The Department of Rehabilitation (DOR) — sometimes still written as DVR for Division of Vocational Rehabilitation, the older name — is the state agency that funds the path to work. For San Diego adults with developmental disabilities and their families, DOR is one of the most under-used programs in the system. DOR exists because meaningful work — a paycheck, a place to be, coworkers who know your name — is one of the things that turns a supported life into a full one.

The myth that DOR “doesn’t fund someone like my kid” is widespread and wrong. DOR has explicit, funded pathways for people with intellectual and developmental disabilities. Many of those pathways are exactly the right fit for someone preparing for supported employment.

When to engage DOR

The most common entry point is the senior year of high school, or the year before.
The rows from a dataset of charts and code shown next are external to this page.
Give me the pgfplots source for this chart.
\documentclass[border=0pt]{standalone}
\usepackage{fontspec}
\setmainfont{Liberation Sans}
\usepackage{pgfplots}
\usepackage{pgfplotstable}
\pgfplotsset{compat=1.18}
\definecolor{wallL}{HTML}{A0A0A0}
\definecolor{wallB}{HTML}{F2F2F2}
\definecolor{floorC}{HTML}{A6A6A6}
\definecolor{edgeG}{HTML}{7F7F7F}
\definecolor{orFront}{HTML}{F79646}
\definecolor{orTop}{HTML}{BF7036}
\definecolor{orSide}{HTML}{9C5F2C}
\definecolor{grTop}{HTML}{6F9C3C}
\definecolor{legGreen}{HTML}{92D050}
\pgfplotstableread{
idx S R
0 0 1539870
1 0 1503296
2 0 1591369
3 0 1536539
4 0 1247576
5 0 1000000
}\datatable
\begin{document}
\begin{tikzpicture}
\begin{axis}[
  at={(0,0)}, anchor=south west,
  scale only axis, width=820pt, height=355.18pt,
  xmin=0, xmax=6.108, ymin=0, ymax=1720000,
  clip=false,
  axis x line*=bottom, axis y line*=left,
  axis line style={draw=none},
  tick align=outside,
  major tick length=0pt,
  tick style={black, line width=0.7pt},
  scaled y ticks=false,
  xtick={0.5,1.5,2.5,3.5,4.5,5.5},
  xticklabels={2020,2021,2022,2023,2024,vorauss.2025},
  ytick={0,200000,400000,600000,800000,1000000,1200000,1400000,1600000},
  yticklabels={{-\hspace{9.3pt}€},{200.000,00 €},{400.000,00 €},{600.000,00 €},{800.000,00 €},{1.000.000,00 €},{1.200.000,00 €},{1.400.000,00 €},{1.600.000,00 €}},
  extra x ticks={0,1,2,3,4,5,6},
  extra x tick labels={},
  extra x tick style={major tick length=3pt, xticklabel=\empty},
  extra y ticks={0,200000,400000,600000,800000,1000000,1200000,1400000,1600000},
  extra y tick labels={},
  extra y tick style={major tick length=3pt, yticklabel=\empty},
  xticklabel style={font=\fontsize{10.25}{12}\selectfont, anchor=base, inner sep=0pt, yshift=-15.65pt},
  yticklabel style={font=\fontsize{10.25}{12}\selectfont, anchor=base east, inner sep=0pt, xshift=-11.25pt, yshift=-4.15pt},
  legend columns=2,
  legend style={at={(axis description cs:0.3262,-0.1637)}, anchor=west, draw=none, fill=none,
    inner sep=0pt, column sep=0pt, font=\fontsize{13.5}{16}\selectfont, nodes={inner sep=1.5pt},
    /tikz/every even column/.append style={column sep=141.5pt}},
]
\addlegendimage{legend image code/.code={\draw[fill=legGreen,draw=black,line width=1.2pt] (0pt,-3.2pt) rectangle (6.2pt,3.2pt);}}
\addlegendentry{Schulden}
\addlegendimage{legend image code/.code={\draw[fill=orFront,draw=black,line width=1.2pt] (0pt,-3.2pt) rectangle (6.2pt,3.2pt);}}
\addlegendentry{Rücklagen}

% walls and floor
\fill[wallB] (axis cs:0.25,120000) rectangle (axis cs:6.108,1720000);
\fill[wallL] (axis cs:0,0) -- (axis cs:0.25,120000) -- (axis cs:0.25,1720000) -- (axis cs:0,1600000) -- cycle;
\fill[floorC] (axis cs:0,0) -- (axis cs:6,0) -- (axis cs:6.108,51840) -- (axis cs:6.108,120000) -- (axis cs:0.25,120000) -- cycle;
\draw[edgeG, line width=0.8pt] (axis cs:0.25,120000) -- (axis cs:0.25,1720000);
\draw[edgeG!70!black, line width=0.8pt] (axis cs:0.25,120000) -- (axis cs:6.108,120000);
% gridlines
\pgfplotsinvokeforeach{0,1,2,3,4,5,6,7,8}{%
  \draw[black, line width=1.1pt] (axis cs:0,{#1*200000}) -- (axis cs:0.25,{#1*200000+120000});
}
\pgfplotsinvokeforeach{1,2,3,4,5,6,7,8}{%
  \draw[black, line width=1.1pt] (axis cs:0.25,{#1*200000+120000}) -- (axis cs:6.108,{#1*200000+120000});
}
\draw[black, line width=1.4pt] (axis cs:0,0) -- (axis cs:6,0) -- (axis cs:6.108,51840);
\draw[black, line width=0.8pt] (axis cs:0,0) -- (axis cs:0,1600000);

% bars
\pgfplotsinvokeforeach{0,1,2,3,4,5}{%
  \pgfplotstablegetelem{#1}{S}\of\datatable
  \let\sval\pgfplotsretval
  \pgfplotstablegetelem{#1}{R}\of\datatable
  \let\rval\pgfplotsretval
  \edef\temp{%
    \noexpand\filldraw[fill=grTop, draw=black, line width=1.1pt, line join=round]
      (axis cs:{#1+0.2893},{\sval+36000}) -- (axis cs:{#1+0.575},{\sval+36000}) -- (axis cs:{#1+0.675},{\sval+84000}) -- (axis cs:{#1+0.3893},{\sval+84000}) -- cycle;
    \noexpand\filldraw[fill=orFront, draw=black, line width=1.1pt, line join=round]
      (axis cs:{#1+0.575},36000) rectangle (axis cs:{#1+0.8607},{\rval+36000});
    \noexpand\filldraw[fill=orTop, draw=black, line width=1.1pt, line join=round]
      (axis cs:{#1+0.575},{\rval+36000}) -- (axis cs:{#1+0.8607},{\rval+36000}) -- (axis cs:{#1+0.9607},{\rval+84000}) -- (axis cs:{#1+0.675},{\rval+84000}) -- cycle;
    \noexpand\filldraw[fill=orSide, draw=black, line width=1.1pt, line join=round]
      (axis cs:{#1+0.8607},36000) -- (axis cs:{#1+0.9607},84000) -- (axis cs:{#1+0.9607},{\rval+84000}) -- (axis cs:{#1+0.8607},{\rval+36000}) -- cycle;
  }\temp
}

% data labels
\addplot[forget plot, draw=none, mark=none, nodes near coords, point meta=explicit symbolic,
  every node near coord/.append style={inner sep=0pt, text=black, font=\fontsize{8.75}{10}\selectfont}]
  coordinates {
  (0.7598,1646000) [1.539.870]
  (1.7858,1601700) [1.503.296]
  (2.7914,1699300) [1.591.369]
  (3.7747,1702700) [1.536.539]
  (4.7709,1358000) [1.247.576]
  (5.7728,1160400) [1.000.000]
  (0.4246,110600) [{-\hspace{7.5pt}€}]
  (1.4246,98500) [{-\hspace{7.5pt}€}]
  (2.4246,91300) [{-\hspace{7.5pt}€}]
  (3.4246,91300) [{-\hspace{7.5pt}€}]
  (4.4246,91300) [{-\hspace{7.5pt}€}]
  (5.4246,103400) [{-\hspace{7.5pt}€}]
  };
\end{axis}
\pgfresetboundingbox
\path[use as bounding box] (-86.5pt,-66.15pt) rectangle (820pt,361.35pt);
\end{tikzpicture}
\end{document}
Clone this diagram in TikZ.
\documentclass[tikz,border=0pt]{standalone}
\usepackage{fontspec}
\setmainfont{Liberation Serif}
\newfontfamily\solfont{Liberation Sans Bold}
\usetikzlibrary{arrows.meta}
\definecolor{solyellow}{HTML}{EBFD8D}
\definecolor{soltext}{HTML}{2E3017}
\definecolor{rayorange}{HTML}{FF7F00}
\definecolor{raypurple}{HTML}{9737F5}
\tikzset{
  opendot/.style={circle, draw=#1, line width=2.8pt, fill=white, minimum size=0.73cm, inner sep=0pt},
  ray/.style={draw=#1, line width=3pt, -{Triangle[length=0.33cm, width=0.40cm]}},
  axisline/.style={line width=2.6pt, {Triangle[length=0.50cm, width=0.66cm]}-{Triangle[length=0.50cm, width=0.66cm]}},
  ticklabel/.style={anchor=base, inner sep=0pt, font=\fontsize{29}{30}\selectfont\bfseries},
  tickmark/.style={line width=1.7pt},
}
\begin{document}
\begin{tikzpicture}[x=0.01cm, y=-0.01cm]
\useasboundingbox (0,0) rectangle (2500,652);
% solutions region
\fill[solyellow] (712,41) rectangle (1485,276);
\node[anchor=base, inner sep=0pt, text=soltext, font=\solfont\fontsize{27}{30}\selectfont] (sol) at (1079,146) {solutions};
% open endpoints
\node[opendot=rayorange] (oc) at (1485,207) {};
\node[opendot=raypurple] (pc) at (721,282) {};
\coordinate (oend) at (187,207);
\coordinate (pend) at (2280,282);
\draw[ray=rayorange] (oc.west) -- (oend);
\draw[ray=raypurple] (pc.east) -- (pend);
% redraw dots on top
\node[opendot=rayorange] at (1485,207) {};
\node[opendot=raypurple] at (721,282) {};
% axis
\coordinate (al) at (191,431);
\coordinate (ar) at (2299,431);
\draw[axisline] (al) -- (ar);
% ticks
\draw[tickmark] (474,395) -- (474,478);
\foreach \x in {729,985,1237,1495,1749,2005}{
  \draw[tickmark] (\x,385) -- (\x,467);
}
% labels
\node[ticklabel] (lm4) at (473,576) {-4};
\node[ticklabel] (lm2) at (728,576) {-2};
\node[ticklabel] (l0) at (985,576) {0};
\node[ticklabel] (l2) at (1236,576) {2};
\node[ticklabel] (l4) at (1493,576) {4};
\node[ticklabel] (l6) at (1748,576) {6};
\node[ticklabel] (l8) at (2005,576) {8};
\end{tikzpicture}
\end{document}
By that point your loved one has had Pre-Employment Transition Services (Pre-ETS) through the school district, the Individualized Education Program (IEP) team has done a transition assessment, and DOR can build a real Individualized Plan for Employment (IPE) for the post-school period.

Other common entry points:

  • An adult who wants to change jobs, learn a new skill, or move from sheltered work to community employment.
  • Someone whose existing job is in jeopardy because of a workplace accommodation issue.
  • Someone returning to work after a health setback.

There is no upper age limit, but the plan has to lead to work. If “meaningful day program” is the goal rather than “paid job,” DOR is not the right program — Regional Center direct services (RDI) or the Self-Determination Program (SDP) are.

What an Individualized Plan for Employment looks like

The IPE is to DOR what the IPP is to the Regional Center. It is the binding plan that names:

  • The employment goal — for example, “part-time grocery clerk” or “office assistant.”
  • The services DOR will fund to reach the goal — assessment, training, equipment, job coaching for the first months on the job.
  • The timeline.
  • What the participant agrees to contribute (showing up, working with the team, accepting feedback).

A good IPE is specific. “Find a job” is not a goal; “find a 20-hour-per-week part-time position in a retail or food-service environment within 60 minutes of home, with the supports needed to succeed” is.

Pre-Employment Transition Services (Pre-ETS)

For students age 16 and up still in high school, Pre-ETS is a separate DOR-funded program. Pre-ETS includes:

  • Job exploration counseling
  • Work-based learning experiences (job shadowing, paid summer internships)
  • Counseling on enrollment in postsecondary education
  • Workplace readiness training (soft skills, professional behavior)
  • Instruction in self-advocacy

Pre-ETS is widely under-claimed in San Diego County. Ask the school district’s transition coordinator and the DOR student services counselor explicitly.

How DOR works with the Regional Center

DOR usually funds the time-limited part of supported employment — the assessment, the training, the first months of intensive job coaching. The Regional Center funds the long-term support if needed — the ongoing job coach who comes every Tuesday for years.

This handoff is supposed to be seamless. In practice, families often have to drive it. The IPE meeting and the IPP meeting should be in conversation; sometimes the same coach works both phases for continuity.

What to ask for

  • A vocational assessment — specifically.
  • Pre-ETS, if your loved one is 16-21 and in school.
  • Assistive technology — DOR funds computers, software, communication devices, and other tools that make work possible.
  • Supported employment, with a job coach for the first months.
  • Education funding, including community college tuition, if the IPE goal requires it.
  • Transportation support during training and the early months on the job.